According to Newsweek, Google and Oracle are bringing their 9-year, $9 million copyright infringement case to the Supreme Court. This case was originally brought to district courts by Oracle in 2010, when Google incorporated over 11,000 of Oracle’s Java code into its Android platform for smart devices.
Google’s defense in the case is: if an owner of a platform can claim to own the interfaces that communicate with certain operating systems through copyright, then innovation and competition may be limited. Conversely, Oracle argues that Google negotiated to take a license for Java code, couldn’t reach the negotiated terms, but used portions of the code anyways, Newsweek says.

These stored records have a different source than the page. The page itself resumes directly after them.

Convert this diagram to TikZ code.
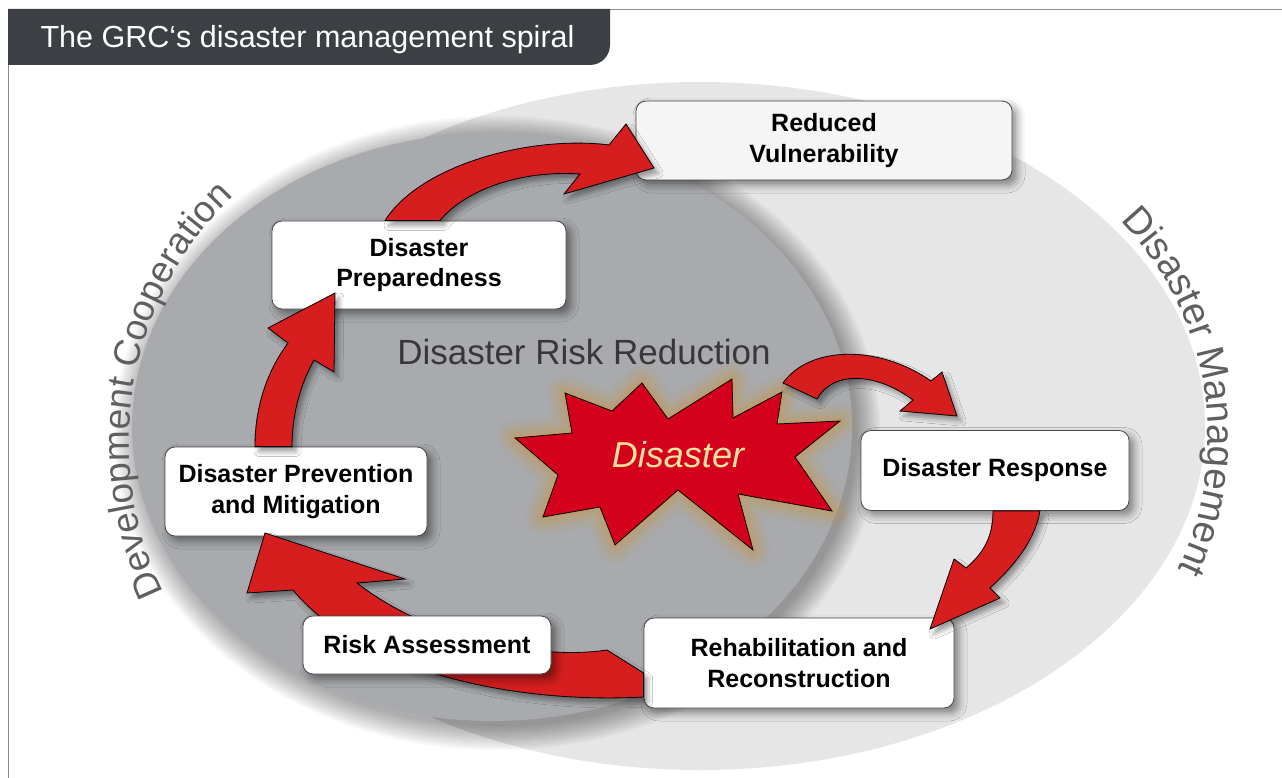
\documentclass[tikz,border=0pt]{standalone}
\usepackage{fontspec}
\setmainfont{Liberation Sans}
\usetikzlibrary{calc,shadows.blur,decorations.text}

\definecolor{tabgray}{RGB}{60,63,67}
\definecolor{drrgray}{RGB}{168,170,173}
\definecolor{dmgray}{RGB}{230,230,230}
\definecolor{arrowred}{RGB}{214,30,30}
\definecolor{starred}{RGB}{212,0,28}
\definecolor{starglow}{RGB}{205,150,60}
\definecolor{startext}{RGB}{252,226,160}
\definecolor{labelgray}{RGB}{95,95,95}

\newcommand{\starpath}{(515,438) -- (572,433) -- (565,393) -- (612,411) -- (642,383) -- (668,419) -- (732,379) -- (733,418) -- (782,392) -- (777,424) -- (840,421) -- (795,457) -- (832,511) -- (738,494) -- (753,550) -- (678,490) -- (615,545) -- (600,507) -- (543,517) -- (558,475) -- cycle}

\begin{document}
\begin{tikzpicture}[x=1pt, y=-1pt,
		stage/.style={draw=black!72, line width=0.8pt, fill=white, rounded corners=10pt, inner sep=0pt, align=center,
			font=\fontsize{25}{30.5}\selectfont\bfseries,
			blur shadow={shadow xshift=5pt, shadow yshift=-5pt, shadow blur radius=8pt, shadow opacity=45}},
		bigarrow/.style={draw=black, line width=0.8pt, fill=arrowred,
			blur shadow={shadow xshift=4pt, shadow yshift=-5pt, shadow blur radius=5pt, shadow opacity=40}}]
			\useasboundingbox (0,0) rectangle (1282,778);

			% frame and title tab
			\draw[black!45, line width=1pt] (8,778) -- (8,9.5) -- (1282,9.5);
			\fill[tabgray] (8,9) -- (610,9) -- (610,45) arc[start angle=0, end angle=90, radius=20] -- (8,65) -- cycle;
			\node[anchor=base west, text=white, font=\fontsize{30.5}{34}\selectfont] (title) at (37,48) {The GRC‘s disaster management spiral};

			% the two fields
			\fill[dmgray] (700,426) ellipse [x radius=505, y radius=344];
			\foreach \r in {1,...,14}
				\fill[black, opacity=0.028] (497,433) ellipse [x radius=358+1.8*\r, y radius=292+1.8*\r];
			\fill[drrgray] (492,427) ellipse [x radius=360, y radius=294];

			\path[decorate, decoration={text along path, text align=center,
				text={|\color{labelgray}\fontsize{37}{40}\selectfont|Development Cooperation}}]
				(470,442) ++(150:341) arc[start angle=150, end angle=230, radius=341];
			\path[decorate, decoration={text along path, text align=center,
				text={|\color{labelgray}\fontsize{38.5}{42}\selectfont|Disaster Management}}]
				(898,437) ++(-50:310) arc[start angle=-50, end angle=31, radius=310];

			\node[text=black!78, font=\fontsize{35}{40}\selectfont] (drr) at (584,352) {Disaster Risk Reduction};

			% the disaster star
			\foreach \w/\o in {36/0.07, 28/0.09, 20/0.12, 12/0.16, 6/0.2}
				\draw[starglow, line width=\w pt, opacity=\o, line join=round] \starpath;
			\filldraw[fill=starred, draw=black, line width=0.8pt] \starpath;
			\node[text=startext, font=\fontsize{36}{40}\selectfont\itshape] (dis) at (678,455) {Disaster};

			% stages
			\node[stage, minimum width=376, minimum height=79, fill=black!4] (redvul) at (824,140.5) {Reduced\\Vulnerability};
			\node[stage, minimum width=294, minimum height=88] (prep) at (419,265) {Disaster\\Preparedness};
			\node[stage, minimum width=262, minimum height=89] (prev) at (296,491.5) {Disaster Prevention\\and Mitigation};
			\node[stage, minimum width=310, minimum height=90] (rehab) at (799,663) {Rehabilitation and\\Reconstruction};
			\node[stage, minimum width=268, minimum height=80] (resp) at (995,470.5) {Disaster Response};

			% spiral arrows
			\filldraw[bigarrow] ([shift={(-34,0)}]prep.north) .. controls (420,165) and (530,135) .. (609,145)
				-- (626,124) -- (654,168) -- (564,194) -- (580,174)
				.. controls (520,170) and (465,190) .. ([shift={(21,0)}]prep.north) -- cycle;
			\filldraw[bigarrow] ([shift={(105,-72)}]dis.center) .. controls (810,345) and (880,345) .. (931,381)
				-- (942,372) -- (957,416) -- (900,411) -- (913,400)
				.. controls (880,375) and (835,368) .. ([shift={(139,-56)}]dis.center) -- cycle;
			\filldraw[bigarrow] ([shift={(-2,0)}]resp.south) .. controls (993,535) and (985,552) .. (966,568)
				-- (954,559) -- (930,629) -- (1000,598) -- (990,588)
				.. controls (1015,565) and (1035,540) .. ([shift={(45,0)}]resp.south) -- cycle;
			\filldraw[bigarrow] ([shift={(0,10)}]rehab.west) -- (607,650) .. controls (540,660) and (430,640) .. (357,583)
				-- (405,579) -- (265,533) -- (247,593) -- (293,590)
				.. controls (350,660) and (490,705) .. ([shift={(0,34)}]rehab.west) -- cycle;
			\filldraw[bigarrow] ([shift={(-41,0)}]prev.north) .. controls (255,405) and (268,370) .. (288,343)
				-- (268,328) -- (335,293) -- (334,372) -- (314,360)
				.. controls (300,385) and (292,415) .. ([shift={(-4,0)}]prev.north) -- cycle;

			\node[stage, minimum width=248, minimum height=58] (risk) at (427,645) {Risk Assessment};
		\end{tikzpicture}
\end{document}
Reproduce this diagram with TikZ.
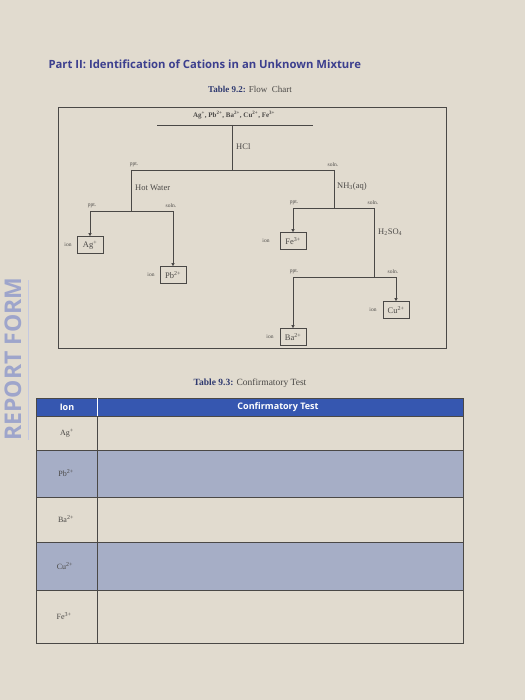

Google has won the case twice at the District Court level. However, in both cases, a federal appeals court overturned the verdict and ruled in favor of Oracle. Now, Google wants to escalate the case to the Supreme Court, Newsweek says.
What decision makers need to know about the case:
The case is being called the “copyright case of the decade” due to its complicated nature of copyright laws: “how much protection do copyright laws give to application program interfaces (APIs)?” Newsweek says.
Oracle says that if it weren’t for Android there’s a chance its Java software could have been a major smartphone platform, and a win for the company. However, if it agrees to take on the case, the Supreme Court will have to closely examine “exactly what an application program interface is,” Newsweek says, and the two key pieces that make up an interface: the “shorthand label” that a software developer can write into a program to perform a certain task, or a declaration of code, and the longer module it summons into operation, or “implementing the code.”
Newsweek says that Google copied a miniscule amount of code – about three percent of the interfaces in question – and only declarations. Google says that the Java declaration it copied are “non-expressive tools that are not copyrightable at all, and that they “just activate the implementing code.” But, Google says, even if those declaration are found to be copyrightable, its actions of copying code are protected under the “fair use doctrine,” which pardons copying that “promotes creative expression and other societal goals.”
Ultimately, decision makers have to wait and see what will happen; the Supreme Court will decide whether or not it will take on the case this coming fall.
Industry experts, like Jonathan Brand, who wrote a brief supporting Google, say the case is centered around one thing: competition. “We want to have as much competition as possible in the computer industry,” he said in a previous interview.